Шрифт:
Интервал:
Закладка:
Георгий Валентинович Плеханов тоже из дворян, как и Владимир Ильич Ульянов. Отец Плеханова был штабс-капитаном. Сын по настоянию отца, собирался сделать военную карьеру, поступив в военное училище. Но, проносив недолгое время погоны юнкера, молодой Плеханов стал студентом Горного института, откуда в 1877 году был исключен со 2-го курса за участие в демонстрации на площади Казанского собора112. Военная косточка, тем не менее, у Плеханова осталась на всю жизнь; он был всегда подтянут, строен, в хорошей спортивной форме. Не случайно Ленин, подчеркивая интеллектуальную мощь Плеханова, использовал для этого в известном смысле физические параметры. „Плеханов, - говорил Ленин Лепешинскому в 1904 году, - человек колоссального роста, перед ним приходится съеживаться". Но тут же, чисто по-ленински, язвительно: „А все-таки мне кажется, что он уже мертвец, а я живой человек"113.

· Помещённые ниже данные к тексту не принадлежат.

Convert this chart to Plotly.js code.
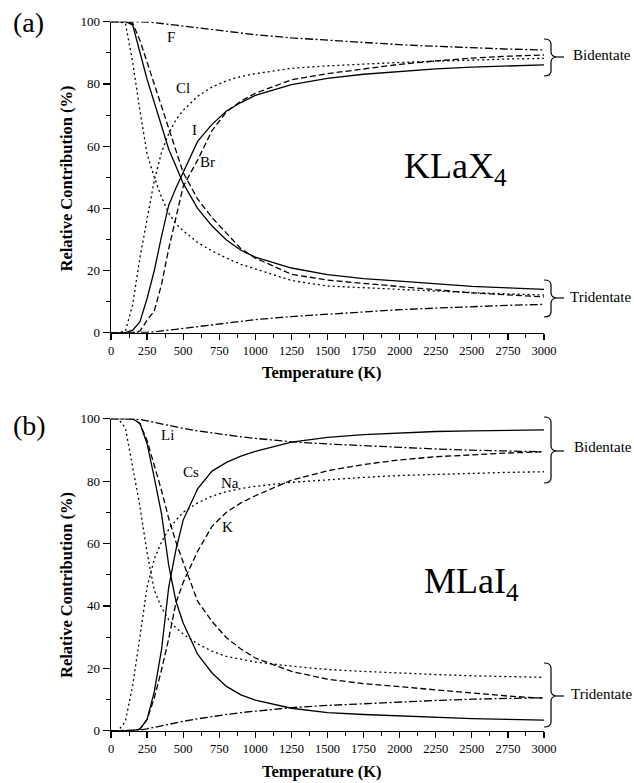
<!DOCTYPE html>
<html>
<head>
<meta charset="utf-8">
<script src="https://cdn.plot.ly/plotly-3.0.1.min.js"></script>
<style>html,body{margin:0;padding:0;background:#fff;}#chart{width:634px;height:783px;}</style>
</head>
<body>
<div id="chart"></div>
<script>
// ---------- data (temperature in K, relative contribution in %) ----------
const temps = [0,50,100,150,200,250,300,350,400,450,500,600,700,800,900,1000,1250,1500,1750,2000,2250,2500,2750,3000];

// Panel (a): KLaX4
const F_high  = [100,100,100,100,100,99.9,99.7,99.5,99.2,98.9,98.6,98,97.4,96.8,96.3,95.8,94.8,94,93.3,92.6,92.1,91.6,91.2,90.9];
const F_low   = [0,0,0,0,0,0.1,0.3,0.5,0.8,1.1,1.4,2,2.6,3.2,3.7,4.2,5.2,6,6.7,7.4,7.9,8.4,8.8,9.1];
const Cl_high = [0,0,0.5,9,24,37,49,58,64,68.5,71.5,76,79,81,82.4,83.3,85,85.8,86.4,86.9,87.3,87.7,88,88.2];
const Cl_low  = [100,100,99.5,87,71.5,57.5,50,43.5,38.5,35,32.8,29,26.3,24,22,20.5,16.8,15,14.4,14,13.4,12.9,12.5,12.1];
const Br_high = [0,0,0,0,0.5,4,7,15.5,27,37,47,55.5,65,71,74.5,77,81.3,83.3,84.9,86.3,87.4,88.3,88.9,89.3];
const Br_low  = [100,100,100,99.5,94,87,80,72.5,65.5,58.5,51.5,43,37,32,27,24,18.8,16.9,15.8,14.8,13.8,12.8,12.1,11.5];
const I_high  = [0,0,0,0.8,3.5,11,20,31,41,46.5,51.5,61.5,67,71.3,74,76.3,79.8,81.8,83.1,84,84.8,85.4,85.8,86.1];
const I_low   = [100,100,100,99,90,81.5,74,66.5,59,53.5,48,40,34.3,29.8,26.5,24.3,20.8,18.7,17.4,16.6,15.7,14.9,14.4,13.9];

// Panel (b): MLaI4
const Li_high = [100,100,100,100,99.8,99.3,98.8,98.3,97.8,97.3,96.9,96.1,95.4,94.8,94.2,93.7,92.6,91.9,91.3,90.8,90.3,89.9,89.6,89.4];
const Li_low  = [0,0,0,0,0.2,0.6,1.1,1.6,2.1,2.6,3,3.8,4.6,5.2,5.8,6.3,7.4,8.1,8.7,9.2,9.7,10.1,10.4,10.6];
const Na_high = [0,0,3,14.5,30,46,55,60.5,64.5,67.5,70,73,75.2,76.6,77.6,78.3,79.6,80.5,81.2,81.8,82.2,82.5,82.8,83];
const Na_low  = [100,100,97,85,72,57,45,39.5,35.5,33,31,27.8,25.5,23.8,22.8,22,20.7,19.6,19,18.4,18,17.6,17.3,17.1];
const K_high  = [0,0,0,0,0.5,3.6,10.5,19.5,29.5,41,47.5,57.5,65.5,70,73,75.3,80.3,83.3,85.3,86.8,87.8,88.5,89,89.4];
const K_low   = [100,100,100,100,98.5,93,85,77,68,60.5,54,41.5,35,29.8,26.2,23.3,19,16.5,15.1,14.1,13,12,11.1,10.4];
const Cs_high = [0,0,0,0,0.5,3.6,12.5,26,46,58,67.5,77.5,83.2,86,88,89.5,92.5,94,94.9,95.5,95.9,96.1,96.3,96.4];
const Cs_low  = [100,100,100,100,98.5,92,81,69.5,53,41.5,34.5,24.5,18.5,14.2,11.5,9.8,7.2,5.8,5.2,4.7,4.3,3.9,3.6,3.4];

const xTicks = [0,250,500,750,1000,1250,1500,1750,2000,2250,2500,2750,3000];
const yTicks = [0,20,40,60,80,100];

// ---------- styling ----------
const W = 634, H = 783;
const SERIF = '"Liberation Serif", "Times New Roman", Times, serif';
const DASH = {solid:'solid', dash:'6px,3px', dot:'2px,3px', dashdot:'8px,2.5px,2px,2.5px'};
const px = v => v / W;
const py = v => 1 - v / H;

function tr(y, dash, xa, ya) {
  return {x: temps, y: y, type: 'scatter', mode: 'lines', xaxis: xa, yaxis: ya,
          line: {color: '#000', width: 1.3, dash: DASH[dash]}, hoverinfo: 'skip', showlegend: false};
}

const data = [
  tr(F_high,'dashdot','x','y'), tr(F_low,'dashdot','x','y'),
  tr(Cl_high,'dot','x','y'), tr(Cl_low,'dot','x','y'),
  tr(Br_high,'dash','x','y'), tr(Br_low,'dash','x','y'),
  tr(I_high,'solid','x','y'), tr(I_low,'solid','x','y'),
  tr(Li_high,'dashdot','x2','y2'), tr(Li_low,'dashdot','x2','y2'),
  tr(Na_high,'dot','x2','y2'), tr(Na_low,'dot','x2','y2'),
  tr(K_high,'dash','x2','y2'), tr(K_low,'dash','x2','y2'),
  tr(Cs_high,'solid','x2','y2'), tr(Cs_low,'solid','x2','y2')
];

function xAxis(anchor) {
  return {domain: [px(111), px(544)], anchor: anchor, range: [0, 3000],
    tickmode: 'array', tickvals: xTicks, ticktext: xTicks.map(String),
    ticks: 'outside', ticklen: 6, tickwidth: 1.2, tickcolor: '#000',
    minor: {dtick: 125, tick0: 0, ticks: 'outside', ticklen: 3.5, tickwidth: 1, tickcolor: '#000', showgrid: false},
    showline: true, linecolor: '#000', linewidth: 1.3, showgrid: false, zeroline: false,
    tickfont: {family: SERIF, size: 12.5, color: '#000'}, fixedrange: true};
}
function yAxis(anchor, top, bottom) {
  return {domain: [py(bottom), py(top)], anchor: anchor, range: [0, 100],
    tickmode: 'array', tickvals: yTicks, ticktext: yTicks.map(String),
    ticks: 'outside', ticklen: 7, tickwidth: 1.2, tickcolor: '#000',
    minor: {dtick: 10, tick0: 0, ticks: 'outside', ticklen: 4, tickwidth: 1, tickcolor: '#000', showgrid: false},
    showline: true, linecolor: '#000', linewidth: 1.3, showgrid: false, zeroline: false,
    tickfont: {family: SERIF, size: 13, color: '#000'}, fixedrange: true};
}

function txt(text, x, y, size, opts) {
  return Object.assign({text: text, xref: 'paper', yref: 'paper', x: px(x), y: py(y),
    xanchor: 'center', yanchor: 'middle', showarrow: false,
    font: {family: SERIF, size: size, color: '#000'}}, opts || {});
}

const annotations = [
  txt('(a)', 28, 23, 28), txt('(b)', 29, 425, 28),
  txt('KLaX<sub>4</sub>', 402, 169, 36, {xanchor: 'left'}),
  txt('MLaI<sub>4</sub>', 422, 583, 36, {xanchor: 'left'}),
  txt('F', 171, 37, 15), txt('Cl', 183.5, 88, 15), txt('I', 195, 130, 15), txt('Br', 207.5, 162, 15),
  txt('Li', 167, 435, 15), txt('Cs', 191, 472, 15), txt('Na', 229.5, 483, 15), txt('K', 227, 527, 15),
  txt('Bidentate', 571, 55, 15, {xanchor: 'left'}),
  txt('Tridentate', 568, 297, 15, {xanchor: 'left'}),
  txt('Bidentate', 572, 447, 15, {xanchor: 'left'}),
  txt('Tridentate', 569, 694, 15, {xanchor: 'left'}),
  txt('<b>Temperature (K)</b>', 321.5, 372, 16.5),
  txt('<b>Temperature (K)</b>', 321.5, 771, 16.5),
  txt('<b>Relative Contribution (%)</b>', 66, 178.5, 16.5, {textangle: -90}),
  txt('<b>Relative Contribution (%)</b>', 66, 585, 16.5, {textangle: -90})
];

function brace(x0, yT, yB, yM) {
  const x1 = x0 + 7, x2 = x0 + 14, r = 5;
  const P = (x, y) => px(x).toFixed(5) + ',' + py(y).toFixed(5);
  const d = 'M' + P(x0, yT) + ' Q' + P(x1, yT) + ' ' + P(x1, yT + r) +
            ' L' + P(x1, yM - r) + ' Q' + P(x1, yM) + ' ' + P(x2, yM) +
            ' Q' + P(x1, yM) + ' ' + P(x1, yM + r) +
            ' L' + P(x1, yB - r) + ' Q' + P(x1, yB) + ' ' + P(x0, yB);
  return {type: 'path', xref: 'paper', yref: 'paper', path: d, line: {color: '#000', width: 1.2}};
}
function tick(x, y) {
  return {type: 'line', xref: 'paper', yref: 'paper', x0: px(x), x1: px(x + 6), y0: py(y), y1: py(y),
          line: {color: '#000', width: 1.2}};
}

const shapes = [
  brace(544, 39, 76, 57), tick(558, 57),
  brace(544, 280, 317, 298), tick(558, 298),
  brace(544, 417, 483, 451), tick(558, 451),
  brace(544, 663, 727, 696), tick(558, 696)
];

const layout = {
  width: W, height: H, margin: {l: 0, r: 0, t: 0, b: 0},
  paper_bgcolor: '#fff', plot_bgcolor: 'rgba(0,0,0,0)',
  showlegend: false,
  xaxis: xAxis('y'), yaxis: yAxis('x', 21.7, 332.7),
  xaxis2: xAxis('y2'), yaxis2: yAxis('x2', 418.7, 730.7),
  annotations: annotations, shapes: shapes
};

Plotly.newPlot('chart', data, layout, {staticPlot: true, displayModeBar: false});
</script>
</body>
</html>
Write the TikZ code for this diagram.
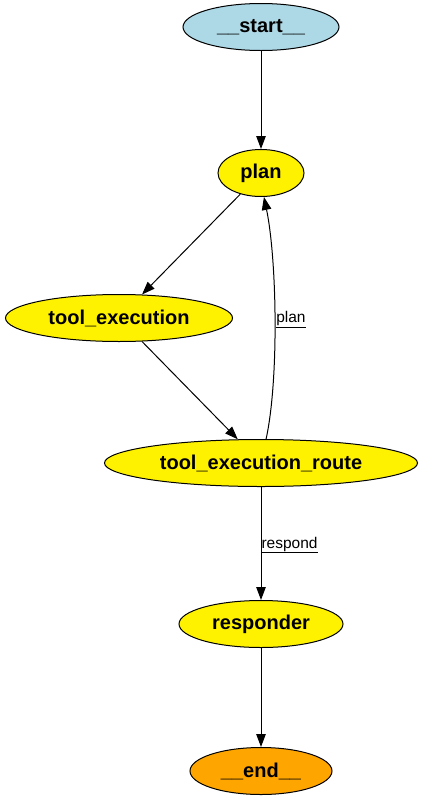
\documentclass[tikz,border=0pt]{standalone}
\usepackage{fontspec}
\setmainfont{Liberation Sans}
\usepackage{xcolor}
\usetikzlibrary{arrows.meta,shapes.geometric}

\definecolor{startblue}{HTML}{ADD8E6}
\definecolor{endorange}{HTML}{FFA500}

\tikzset{
	state/.style={ellipse, draw, line width=1pt, fill=yellow, inner sep=0pt, minimum height=47pt,
		font=\bfseries\fontsize{20}{24}\selectfont},
	edge/.style={line width=1pt, -{Triangle[length=13pt,width=9.5pt]}},
	edgelabel/.style={font=\fontsize{15.5}{18}\selectfont, inner sep=1pt}
}

\begin{document}
\begin{tikzpicture}[x=1pt,y=-1pt]
                    \useasboundingbox (0,0) rectangle (422,801);
                    
                    % Drawing node start
                    \node [state, fill=startblue, minimum width=156pt] (start) at (261,27) {\_\_start\_\_};%
                    
                    % Drawing node plan
                    \node [state, minimum width=86pt] (plan) at (261,173) {plan};%
                    
                    % Drawing node tool execution
                    \node [state, minimum width=227pt] (toolexec) at (119,318) {tool\_execution};%
                    
                    % Drawing node tool execution route
                    \node [state, minimum width=313pt] (route) at (261,463) {tool\_execution\_route};%
                    
                    % Drawing node responder
                    \node [state, minimum width=164pt] (responder) at (261,624) {responder};%
                    
                    % Drawing node end
                    \node [state, fill=endorange, minimum width=142pt] (end) at (261,771) {\_\_end\_\_};%
                    
                    % Drawing edge start plan
                    \draw [edge] (start) -- (plan);%
                    
                    % Drawing edge plan toolexec
                    \draw [edge] (plan) -- (toolexec);%
                    
                    % Drawing edge toolexec route
                    \draw [edge] (toolexec) -- (route);%
                    
                    % Drawing edge route plan
                    \draw [edge] (route.78) .. controls (279,380) and (277,260) .. (plan.-83)
                        node [edgelabel, pos=0.5, anchor=west] {\underline{plan}};%
                    
                    % Drawing edge route responder
                    \draw [edge] (route) -- (responder)
                        node [edgelabel, midway, anchor=west, inner sep=0pt, yshift=-1.5pt] {\underline{respond}};%
                    
                    % Drawing edge responder end
                    \draw [edge] (responder) -- (end);%
\end{tikzpicture}
\end{document}
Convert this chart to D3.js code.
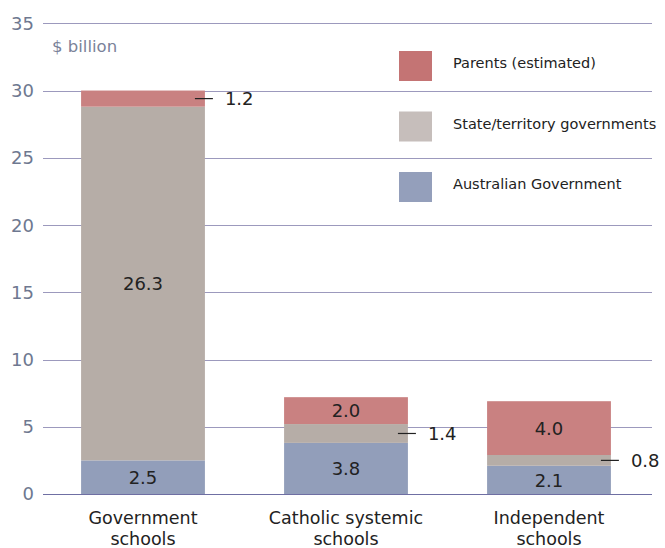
<!DOCTYPE html>
<html>
<head>
<meta charset="utf-8">
<script src="https://cdn.jsdelivr.net/npm/d3@7"></script>
<style>
  body { margin: 0; background: #fff; }
  text { font-family: "DejaVu Sans", sans-serif; }
</style>
</head>
<body>
<div id="chart"></div>
<script>
const categories = [["Government", "schools"], ["Catholic systemic", "schools"], ["Independent", "schools"]];
const australianGov = [2.5, 3.8, 2.1];
const stateGov = [26.3, 1.4, 0.8];
const parents = [1.2, 2.0, 4.0];
const seriesNames = ["Australian Government", "State/territory governments", "Parents (estimated)"];
const yTicks = [0, 5, 10, 15, 20, 25, 30, 35];

const width = 665;
const height = 548;

const svg = d3.select("#chart").append("svg")
  .attr("width", width)
  .attr("height", height);

const y = d3.scaleLinear().domain([0, 35]).range([494, 23.3]);
const x = d3.scaleBand()
  .domain(d3.range(categories.length))
  .range([41.5, 650.5])
  .paddingInner(0.39)
  .paddingOuter(0.195);

const barColors = ["#929eba", "#b6ada7", "#c98181"];
const legendColors = ["#949fbb", "#c6bebb", "#c47474"];

// gridlines
svg.append("g")
  .selectAll("line")
  .data(yTicks)
  .join("line")
  .attr("x1", 43)
  .attr("x2", 652)
  .attr("y1", d => Math.round(y(d)) + 0.5)
  .attr("y2", d => Math.round(y(d)) + 0.5)
  .attr("stroke", d => d === 0 ? "#6f6fa3" : "#9c99bd")
  .attr("stroke-width", 1);

// y tick labels
svg.append("g")
  .selectAll("text")
  .data(yTicks)
  .join("text")
  .attr("x", 34)
  .attr("y", d => y(d))
  .attr("dy", "0.36em")
  .attr("text-anchor", "end")
  .attr("font-size", 18)
  .attr("fill", "#6e7890")
  .text(d => d);

svg.append("text")
  .attr("x", 52)
  .attr("y", 52)
  .attr("font-size", 16.5)
  .attr("fill", "#7a8299")
  .text("$ billion");

// stacked data
const rows = categories.map((c, i) => ({ i, aus: australianGov[i], state: stateGov[i], parents: parents[i] }));
const stack = d3.stack().keys(["aus", "state", "parents"])(rows);

svg.append("g")
  .selectAll("g")
  .data(stack)
  .join("g")
  .attr("fill", (d, k) => barColors[k])
  .selectAll("rect")
  .data(d => d)
  .join("rect")
  .attr("x", d => x(d.data.i))
  .attr("width", x.bandwidth())
  .attr("y", d => y(d[1]))
  .attr("height", d => y(d[0]) - y(d[1]));

// value labels
const labels = svg.append("g");
stack.forEach((layer, k) => {
  layer.forEach(d => {
    const v = d[1] - d[0];
    const cy = y((d[0] + d[1]) / 2);
    const inside = (y(d[0]) - y(d[1])) > 24;
    if (inside) {
      labels.append("text")
        .attr("x", x(d.data.i) + x.bandwidth() / 2)
        .attr("y", cy)
        .attr("dy", "0.38em")
        .attr("text-anchor", "middle")
        .attr("font-size", 18)
        .attr("fill", "#222")
        .text(v.toFixed(1));
    } else {
      const bx = x(d.data.i) + x.bandwidth();
      labels.append("line")
        .attr("x1", bx - 10)
        .attr("x2", bx + 8)
        .attr("y1", cy)
        .attr("y2", cy)
        .attr("stroke", "#222")
        .attr("stroke-width", 1.2);
      labels.append("text")
        .attr("x", bx + 20)
        .attr("y", cy)
        .attr("dy", "0.38em")
        .attr("font-size", 18)
        .attr("fill", "#222")
        .text(v.toFixed(1));
    }
  });
});

// category labels
svg.append("g")
  .selectAll("text")
  .data(categories)
  .join("text")
  .attr("x", (d, i) => x(i) + x.bandwidth() / 2)
  .attr("y", 524)
  .attr("text-anchor", "middle")
  .attr("font-size", 17.5)
  .attr("fill", "#222")
  .each(function (d) {
    d3.select(this).selectAll("tspan")
      .data(d)
      .join("tspan")
      .attr("x", d3.select(this).attr("x"))
      .attr("dy", (t, j) => j === 0 ? 0 : 21)
      .text(t => t);
  });

// legend
const legendOrder = [2, 1, 0];
const legend = svg.append("g")
  .selectAll("g")
  .data(legendOrder)
  .join("g")
  .attr("transform", (d, j) => `translate(399,${51 + j * 60.5})`);
legend.append("rect")
  .attr("width", 33)
  .attr("height", 30)
  .attr("fill", d => legendColors[d]);
legend.append("text")
  .attr("x", 54)
  .attr("y", 12)
  .attr("dy", "0.35em")
  .attr("font-size", 14.5)
  .attr("fill", "#222")
  .text(d => seriesNames[d]);
</script>
</body>
</html>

Судьба Плеханова отразила огромную драму русского дворянства и интеллигенции. Понимая, что лишь прогрессивные перемены могут вывести Россию на путь подлинного прогресса, одна часть этой элиты общества считала, что нужно революционным путем добиться этих перемен; другая - путем приспособления, адаптации, своеобразной „перестройки" уже существующей системы. Так уж случилось, что моршанский дворянин Георгий Валентинович Плеханов, самый крупный российский социал-демократ конца XIX века, имел брата - Григория Валентиновича Плеханова, полицейского исправника. Их мать была родственницей Виссариона Григорьевича Белинского. Одна семья, общие дворянские корни, а сколько внутренних духовных антиномий!
Когда молодой Николай Вольский (Валентинов) спросил полицейского исправника Г.В. Плеханова:
- Если придет революция, „повалят" ли памятник Екатерине Великой?
- Что за охота пустяки говорить! Если придет революция? Да она никогда не придет. В России не может быть революции. Она не Франция114.
А его брат-марксист был убежден, что революция, хотя „Россия и не Франция", неизбежна. Но вначале (и надолго!) только революция буржуазная.
У Плеханова хватило политического мужества во весь голос заявить накануне роковых событий октября 1917 года, что власть грядущая не может опираться лишь на узкий фундамент диктатуры пролетариата. Она „должна базироваться на коалиции всех живых сил страны". В серии статей, опубликованных в августе и сентябре 1917 года в газете „Единство", Плеханов прямо заявлял: коалиция - это соглашение нации. Не хотите соглашения - идите за Лениным; не решаетесь идти за Лениным - входите в соглашение.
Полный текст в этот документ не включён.